Targ's book is not just about remote viewing. There are sections on presentiment, mental influence and healing; also a bit more background about the famous paper published in the Proceedings of the Institute of Electrical and Electronics Engineers, in which one of the peer reviewers stated that it ought not to be published, being 'the kind of thing I wouldn't believe in even if it was true'. There are some anecdotes, including a ghost story that happened to a colleague's mother, also a description of Targ's adventures making money on silver futures (there's a DVD that you can buy to train yourself in the technique, and I'd be interested to know if there are any other documented successes of this kind.)
There's also quite a lot about the metaphysical and spiritual implications, with reference to David Bohm's idea of the implicate order, and how Buddhist teachings merge with the quantum physical phenomenon of non-locality.
I believe that our psychic abilities offer us one way of experiencing this world of non-local mind or community of spirit. Remote viewing thus reveals to us a part of our spiritual reality, but it is only a tiny part of the total spiritual spectrum. So a short answer to the question, 'how is it that I can psychically describe a distant object', is that the object is not as distant as it appears. To me, the data suggest that all of space-time is available to your consciousness right where you are; you are always on the edge.
Targ is especially good on what psi feels like from the inside, and what makes for success or failure. He keeps stressing how important it is to get people who are enthusiastic and committed, and argues the reason he was more successful than the norm in parapsychology is that he took the trouble to identify highly gifted individuals instead of using psychology students.

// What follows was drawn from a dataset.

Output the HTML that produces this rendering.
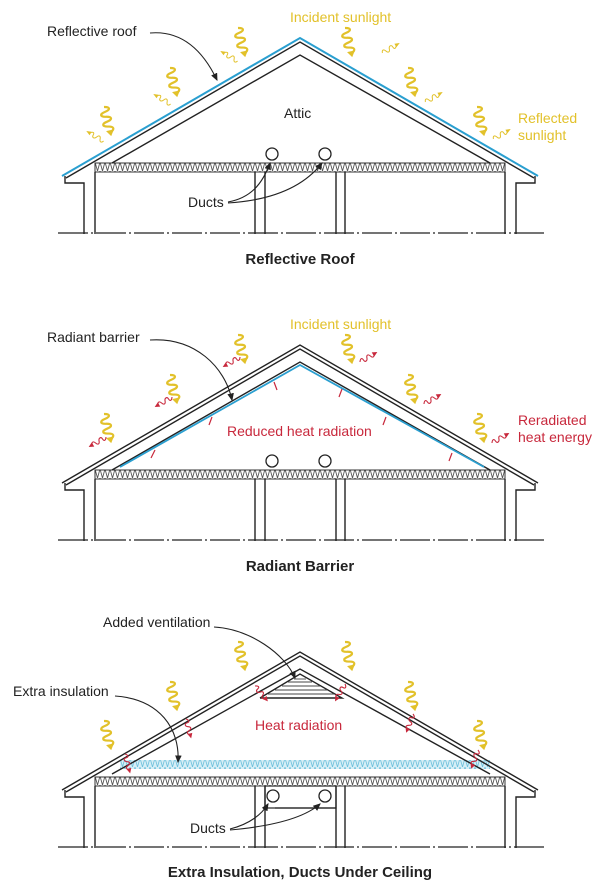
<!DOCTYPE html>
<html><head><meta charset="utf-8"><style>
html,body{margin:0;padding:0;background:#fff}
svg{display:block}
text{font-family:"Liberation Sans",sans-serif}
.lb{font-size:14px;fill:#222}
.yl{font-size:14px;fill:#e2c12a}
.rd{font-size:14px;fill:#c8283c}
.tt{font-size:15px;font-weight:bold;fill:#222}
</style></head><body>
<svg width="600" height="884" viewBox="0 0 600 884" xmlns="http://www.w3.org/2000/svg">
<defs>
<pattern id="hat" width="5" height="9" patternUnits="userSpaceOnUse">
<path d="M0 0 L2.5 9 L5 0" fill="none" stroke="#555" stroke-width="0.9"/>
</pattern>
<pattern id="hatb" width="5" height="9" patternUnits="userSpaceOnUse">
<rect width="5" height="9" fill="#d6eef6"/>
<path d="M0 0 L2.5 9 L5 0" fill="none" stroke="#6cc0dc" stroke-width="0.8"/>
</pattern>
<marker id="ah" markerWidth="8" markerHeight="8" refX="6" refY="3" orient="auto"><path d="M0 0 L7 3 L0 6z" fill="#222"/></marker>
<g id="sq">
<path d="M0 0 c6 1 6 4 0 5 c-6 1 -6 4 0 5 c6 1 6 4 0 5 c-6 1 -6 4 0 5 c6 1 6 4 1 6" fill="none" stroke="#e2c12a" stroke-width="2.2"/>
<path d="M-3 24 L5 24 L1 30z" fill="#e2c12a"/>
</g>
<g id="rf">
<path d="M2 0 c2 -3 4 -3 4 0 c0 3 3 3 4 0 c1 -3 3 -3 4 0 c1 3 3 3 4 0" fill="none" stroke="#e2c12a" stroke-width="1"/>
<path d="M-2 0 L3 -2 L3 2z" fill="#e2c12a"/>
</g>
<g id="rr">
<path d="M0 0 c2 -3 4 -3 4 0 c0 3 3 3 4 0 c1 -3 3 -3 4 0 c1 3 3 3 4 0" fill="none" stroke="#c8283c" stroke-width="1.1"/>
<path d="M20 0 L15 -2.5 L15 2.5z" fill="#c8283c"/>
</g>
<g id="base" fill="none" stroke="#222" stroke-width="1.4">
<rect x="95" y="163" width="410" height="9" fill="url(#hat)" stroke="#333" stroke-width="1"/>
<polyline points="65,176 65,183 84,183 84,234"/>
<polyline points="535,176 535,183 516,183 516,234"/>
<line x1="95" y1="172" x2="95" y2="234"/>
<line x1="505" y1="172" x2="505" y2="234"/>
<line x1="255" y1="172" x2="255" y2="234"/>
<line x1="265" y1="172" x2="265" y2="234"/>
<line x1="336" y1="172" x2="336" y2="234"/>
<line x1="345" y1="172" x2="345" y2="234"/>
<line x1="58" y1="233" x2="545" y2="233" stroke-dasharray="30 3 2 3" stroke-width="1.2"/>
</g>
</defs>

<!-- PANEL 1 -->
<use href="#base"/>
<g fill="none" stroke-width="1.4">
<polyline points="66,178 300,42 534,178" stroke="#222"/>
<polyline points="62,176 300,38 538,176" stroke="#2a9fd0" stroke-width="2"/>
<polyline points="112,163 300,55 490,163" stroke="#222"/>
</g>
<circle cx="272" cy="154" r="6" fill="#fff" stroke="#222" stroke-width="1.3"/>
<circle cx="325" cy="154" r="6" fill="#fff" stroke="#222" stroke-width="1.3"/>
<path d="M150 33 C185 30 205 55 217 80" fill="none" stroke="#222" stroke-width="1.1" marker-end="url(#ah)"/>
<path d="M228 202 C250 198 262 185 270 163" fill="none" stroke="#222" stroke-width="1.1" marker-end="url(#ah)"/>
<path d="M228 203 C275 200 305 185 322 163" fill="none" stroke="#222" stroke-width="1.1" marker-end="url(#ah)"/>
<text x="47" y="36" class="lb">Reflective roof</text>
<text x="290" y="22" class="yl">Incident sunlight</text>
<text x="284" y="118" class="lb">Attic</text>
<text x="518" y="123" class="yl">Reflected</text>
<text x="518" y="140" class="yl">sunlight</text>
<text x="188" y="207" class="lb">Ducts</text>
<text x="300" y="264" class="tt" text-anchor="middle">Reflective Roof</text>
<use href="#sq" transform="translate(104,107) rotate(-12)"/>
<use href="#rf" transform="translate(88,132) rotate(30)"/>
<use href="#sq" transform="translate(170,68) rotate(-12)"/>
<use href="#rf" transform="translate(155,95) rotate(30)"/>
<use href="#sq" transform="translate(238,28) rotate(-12)"/>
<use href="#rf" transform="translate(222,52) rotate(30)"/>
<use href="#sq" transform="translate(345,28) rotate(-12)"/>
<use href="#rf" transform="translate(398,44) rotate(150)"/>
<use href="#sq" transform="translate(408,68) rotate(-12)"/>
<use href="#rf" transform="translate(441,93) rotate(150)"/>
<use href="#sq" transform="translate(477,107) rotate(-12)"/>
<use href="#rf" transform="translate(509,130) rotate(150)"/>

<!-- PANEL 2 -->
<g transform="translate(0,307)">
<use href="#base"/>
<g fill="none" stroke-width="1.4">
<polyline points="66,178 300,42 534,178" stroke="#222"/>
<polyline points="62,176 300,38 538,176" stroke="#222"/>
<polyline points="112,163 300,55 490,163" stroke="#222"/>
<polyline points="120,160 300,58 484,160" stroke="#2a9fd0" stroke-width="1.8"/>
</g>
<circle cx="272" cy="154" r="6" fill="#fff" stroke="#222" stroke-width="1.3"/>
<circle cx="325" cy="154" r="6" fill="#fff" stroke="#222" stroke-width="1.3"/>
<path d="M150 33 C195 30 225 60 232 93" fill="none" stroke="#222" stroke-width="1.1" marker-end="url(#ah)"/>
<use href="#sq" transform="translate(104,107) rotate(-12)"/>
<use href="#rr" transform="translate(106,130) rotate(150)"/>
<use href="#sq" transform="translate(170,68) rotate(-12)"/>
<use href="#rr" transform="translate(172,90) rotate(150)"/>
<use href="#sq" transform="translate(238,28) rotate(-12)"/>
<use href="#rr" transform="translate(240,50) rotate(150)"/>
<use href="#sq" transform="translate(345,28) rotate(-12)"/>
<use href="#rr" transform="translate(360,55) rotate(-30)"/>
<use href="#sq" transform="translate(408,68) rotate(-12)"/>
<use href="#rr" transform="translate(424,97) rotate(-30)"/>
<use href="#sq" transform="translate(477,107) rotate(-12)"/>
<use href="#rr" transform="translate(492,136) rotate(-30)"/>
<g stroke="#c8283c" stroke-width="1.2">
<line x1="155" y1="143" x2="151" y2="151"/>
<line x1="212" y1="110" x2="209" y2="118"/>
<line x1="274" y1="75" x2="277" y2="83"/>
<line x1="342" y1="82" x2="339" y2="90"/>
<line x1="386" y1="110" x2="383" y2="118"/>
<line x1="452" y1="146" x2="449" y2="154"/>
</g>
<text x="47" y="35" class="lb">Radiant barrier</text>
<text x="290" y="22" class="yl">Incident sunlight</text>
<text x="227" y="129" class="rd">Reduced heat radiation</text>
<text x="518" y="118" class="rd">Reradiated</text>
<text x="518" y="135" class="rd">heat energy</text>
<text x="300" y="264" class="tt" text-anchor="middle">Radiant Barrier</text>
</g>

<!-- PANEL 3 -->
<g transform="translate(0,614)">
<rect x="120" y="146" width="370" height="9" fill="url(#hatb)" stroke="none"/>
<use href="#base"/>
<g fill="none" stroke-width="1.4" stroke="#222">
<polyline points="66,178 300,42 534,178"/>
<polyline points="62,176 300,38 538,176"/>
<polyline points="112,160 300,55 490,160"/>
<polyline points="260,84 300,60 342,84 260,84"/>
</g>
<g stroke="#444" stroke-width="0.9">
<line x1="294" y1="65" x2="306" y2="65"/>
<line x1="288" y1="68" x2="312" y2="68"/>
<line x1="282" y1="72" x2="320" y2="72"/>
<line x1="275" y1="76" x2="327" y2="76"/>
<line x1="268" y1="80" x2="334" y2="80"/>
</g>
<g fill="none" stroke="#222" stroke-width="1.2">
<rect x="265" y="172" width="71" height="22"/>
<line x1="275" y1="194" x2="336" y2="194"/>
</g>
<circle cx="273" cy="182" r="6" fill="#fff" stroke="#222" stroke-width="1.3"/>
<circle cx="325" cy="182" r="6" fill="#fff" stroke="#222" stroke-width="1.3"/>
<path d="M214 13 C250 15 285 40 295 64" fill="none" stroke="#222" stroke-width="1.1" marker-end="url(#ah)"/>
<path d="M115 82 C160 85 180 115 178 148" fill="none" stroke="#222" stroke-width="1.1" marker-end="url(#ah)"/>
<path d="M230 215 C250 210 262 200 268 190" fill="none" stroke="#222" stroke-width="1.1" marker-end="url(#ah)"/>
<path d="M230 216 C275 212 305 203 320 190" fill="none" stroke="#222" stroke-width="1.1" marker-end="url(#ah)"/>
<use href="#sq" transform="translate(104,107) rotate(-12)"/>
<use href="#sq" transform="translate(170,68) rotate(-12)"/>
<use href="#sq" transform="translate(238,28) rotate(-12)"/>
<use href="#sq" transform="translate(345,28) rotate(-12)"/>
<use href="#sq" transform="translate(408,68) rotate(-12)"/>
<use href="#sq" transform="translate(477,107) rotate(-12)"/>
<use href="#rr" transform="translate(125,140) rotate(75)"/>
<use href="#rr" transform="translate(186,105) rotate(75)"/>
<use href="#rr" transform="translate(255,72) rotate(50)"/>
<use href="#rr" transform="translate(345,70) rotate(120)"/>
<use href="#rr" transform="translate(413,100) rotate(110)"/>
<use href="#rr" transform="translate(478,136) rotate(110)"/>
<text x="103" y="13" class="lb">Added ventilation</text>
<text x="13" y="82" class="lb">Extra insulation</text>
<text x="255" y="116" class="rd">Heat radiation</text>
<text x="190" y="219" class="lb">Ducts</text>
<text x="300" y="263" class="tt" text-anchor="middle">Extra Insulation, Ducts Under Ceiling</text>
</g>
</svg>
</body></html>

Also, we were asking them to do a task that corresponded to the most readily manifested form of psychic functioning, as compared with card guessing. Finally, we had an excellent rapport with our viewers. They felt that they were part of our research team uncovering the secrets of the universe, rather than being treated as psychic rats running through a maze - as ESP subjects frequently feel when the experiments' clear attitude is, "How are we going to keep these crooks from cheating".
To sum up, this is a lively and readable account, and an ideal introduction to anyone who doesn't know much about parapsychology, but is interested to find out. (As a statement by a veteran researcher I'd recommend it along with Dean Radin's Entangled Minds.) It's not a particularly critical account, and as is often the case of books of this kind, scant attention is paid to the cavils of critics, which might be a bit of a drawback for some. But psi-researchers don't need always to be picking their words and watching their backs; it's good to hear about some of the passion as well.